Q1. Is it acceptable to terminate two wires on a single screw or lug?

Q2. Is it permissible to terminate two circuits on a single circuit breaker?

A. Sometimes. According to Sec. 110-3(b), "listed or labeled equipment shall be installed and used in accordance with any instructions included in the listing or labeling" Sec. 110-14(a) states "terminals for more than one conductor shall be so identified"

The only time you can install two wires under a single screw or lug is when you identify the terminal for this purpose. We often identify circuit breakers rated not more than 30A for the termination of two conductors. You can verify this by reviewing the circuit breaker manufacturer's catalog.

Neutral and equipment-grounding lugs for panelboards are often suitable for two and sometimes three wires. This information appears on the label affixed within the panelboard or on the packing container of the equipment ground lug. Often, the instructions identify the number of conductors, size of the conductors, conductor material, as well as torque requirements. Note: Split-bolt lugs are generally only rated for two conductors, but some manufacturers list these devices for three wires (i.e. Ilsco catalog, page 105, Type "SEL").

Q. Does the NEC require GFCI protection for a receptacle located within 6 ft of a sink in school laboratories?

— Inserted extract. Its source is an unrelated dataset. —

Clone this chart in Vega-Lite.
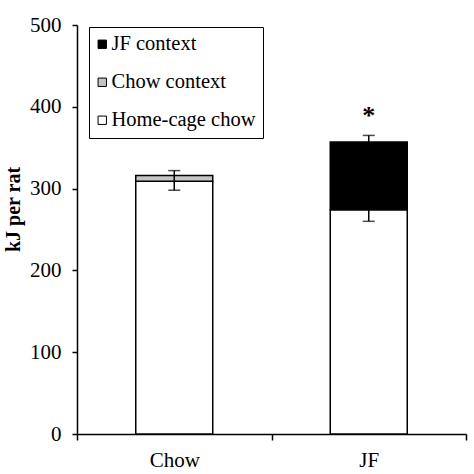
{
  "$schema": "https://vega.github.io/schema/vega-lite/v6.json",
  "width": 389,
  "height": 409,
  "autosize": "none",
  "padding": {"left": 77, "top": 25, "right": 8, "bottom": 40},
  "background": "white",
  "config": {
    "view": {"stroke": null},
    "font": "Liberation Serif",
    "axis": {"labelFont": "Liberation Serif", "titleFont": "Liberation Serif", "labelColor": "black", "titleColor": "black", "domainColor": "black", "tickColor": "black", "domainWidth": 1.5, "tickWidth": 1.5, "grid": false}
  },
  "datasets": {
    "bars": [
      {"group": "Chow", "component": "Home-cage chow", "ord": 1, "value": 309},
      {"group": "Chow", "component": "Chow context", "ord": 2, "value": 7},
      {"group": "JF", "component": "Home-cage chow", "ord": 1, "value": 274},
      {"group": "JF", "component": "JF context", "ord": 3, "value": 83}
    ],
    "errs": [
      {"group": "Chow", "low": 298, "high": 322},
      {"group": "JF", "low": 260, "high": 274},
      {"group": "JF", "low": 357, "high": 365}
    ],
    "caps": [
      {"group": "Chow", "v": 298},
      {"group": "Chow", "v": 322},
      {"group": "JF", "v": 260},
      {"group": "JF", "v": 365}
    ],
    "sig": [
      {"group": "JF", "y": 389, "label": "*"}
    ]
  },
  "layer": [
    {
      "data": {"name": "bars"},
      "mark": {"type": "bar", "width": 77, "stroke": "black", "strokeWidth": 1.5},
      "encoding": {
        "x": {
          "field": "group", "type": "nominal", "sort": ["Chow", "JF"],
          "scale": {"paddingInner": 0, "paddingOuter": 0},
          "axis": {"title": null, "labelAngle": 0, "labelFontSize": 21, "tickBand": "extent", "tickSize": 6, "labelPadding": 9}
        },
        "y": {
          "field": "value", "type": "quantitative", "stack": "zero",
          "scale": {"domain": [0, 500], "nice": false},
          "axis": {"title": "kJ per rat", "values": [0, 100, 200, 300, 400, 500], "labelFontSize": 21, "tickSize": 5, "labelPadding": 11, "titleFontSize": 20, "titleFontWeight": "bold", "titleX": -64, "titleY": 184, "titleBaseline": "middle"}
        },
        "color": {
          "field": "component", "type": "nominal",
          "scale": {"domain": ["JF context", "Chow context", "Home-cage chow"], "range": ["#000000", "#c4c4c4", "#ffffff"]},
          "legend": {
            "title": null, "orient": "none", "legendX": 12, "legendY": 2,
            "strokeColor": "black", "fillColor": "white", "padding": 7,
            "symbolType": "square", "symbolSize": 70, "symbolStrokeColor": "black", "symbolStrokeWidth": 1, "symbolOffset": -4,
            "labelFont": "Times", "labelFontSize": 20.5, "labelColor": "black", "labelOffset": -1,
            "rowPadding": 17
          }
        },
        "order": {"field": "ord", "type": "quantitative"}
      }
    },
    {
      "data": {"name": "errs"},
      "mark": {"type": "rule", "color": "black", "strokeWidth": 1.5},
      "encoding": {
        "x": {"field": "group", "type": "nominal"},
        "y": {"field": "low", "type": "quantitative"},
        "y2": {"field": "high"}
      }
    },
    {
      "data": {"name": "caps"},
      "mark": {"type": "tick", "color": "black", "size": 12, "thickness": 1.5, "orient": "horizontal"},
      "encoding": {
        "x": {"field": "group", "type": "nominal"},
        "y": {"field": "v", "type": "quantitative"}
      }
    },
    {
      "data": {"name": "sig"},
      "mark": {"type": "text", "fontSize": 26, "font": "Liberation Serif", "fontWeight": "bold", "baseline": "middle", "color": "black"},
      "encoding": {
        "x": {"field": "group", "type": "nominal"},
        "y": {"field": "y", "type": "quantitative"},
        "text": {"field": "label"}
      }
    }
  ]
}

A. No. The NEC only requires GFCI protection at the following locations: Agricultural Building 547-9(c); Carnivals, Circuses, and Fairs 525-18; Commercial Garages 511-10; Dwelling Units 210-8; Elevator Pits 620-85; Health Care Facilities 517-20(a), 517-21; Portable or Mobile Signs 600-10(c)(2); Rooftop Receptacles 210-8(b); Swimming Pools 680-6(a); Temporary Wiring 305-6.

Q. If a person touches the hot wire and the return wire at the same time, will this trip the GFCI?

A. No. A ground-fault circuit-interrupter protects against electric shock from an energized conductor or from energized metal parts that are not effectively grounded. It operates on the principle of monitoring the current imbalance between the ungrounded (hot) and grounded (neutral) conductors. In a typical 2-wire circuit, the current in amperes returning to the power supply will be the same as the current leaving the power supply -- except for small leakage. If the difference between the current leaving and returning through the current transformer of the GFCI protection device is 5mA (+ or - 1mA), the solid-state circuitry activates the shunt trip feature to open the switching contacts of the GFCI, thereby de-energizing the circuit.

Severe electric shock can occur if a person touches the energized (line or hot) and neutral conductor at the same time -- even if the circuit is GFCI protected. This is because the current transformer within the GFCI protection device doesn't sense an imbalance between the departing and returning current and the switching contacts remain closed.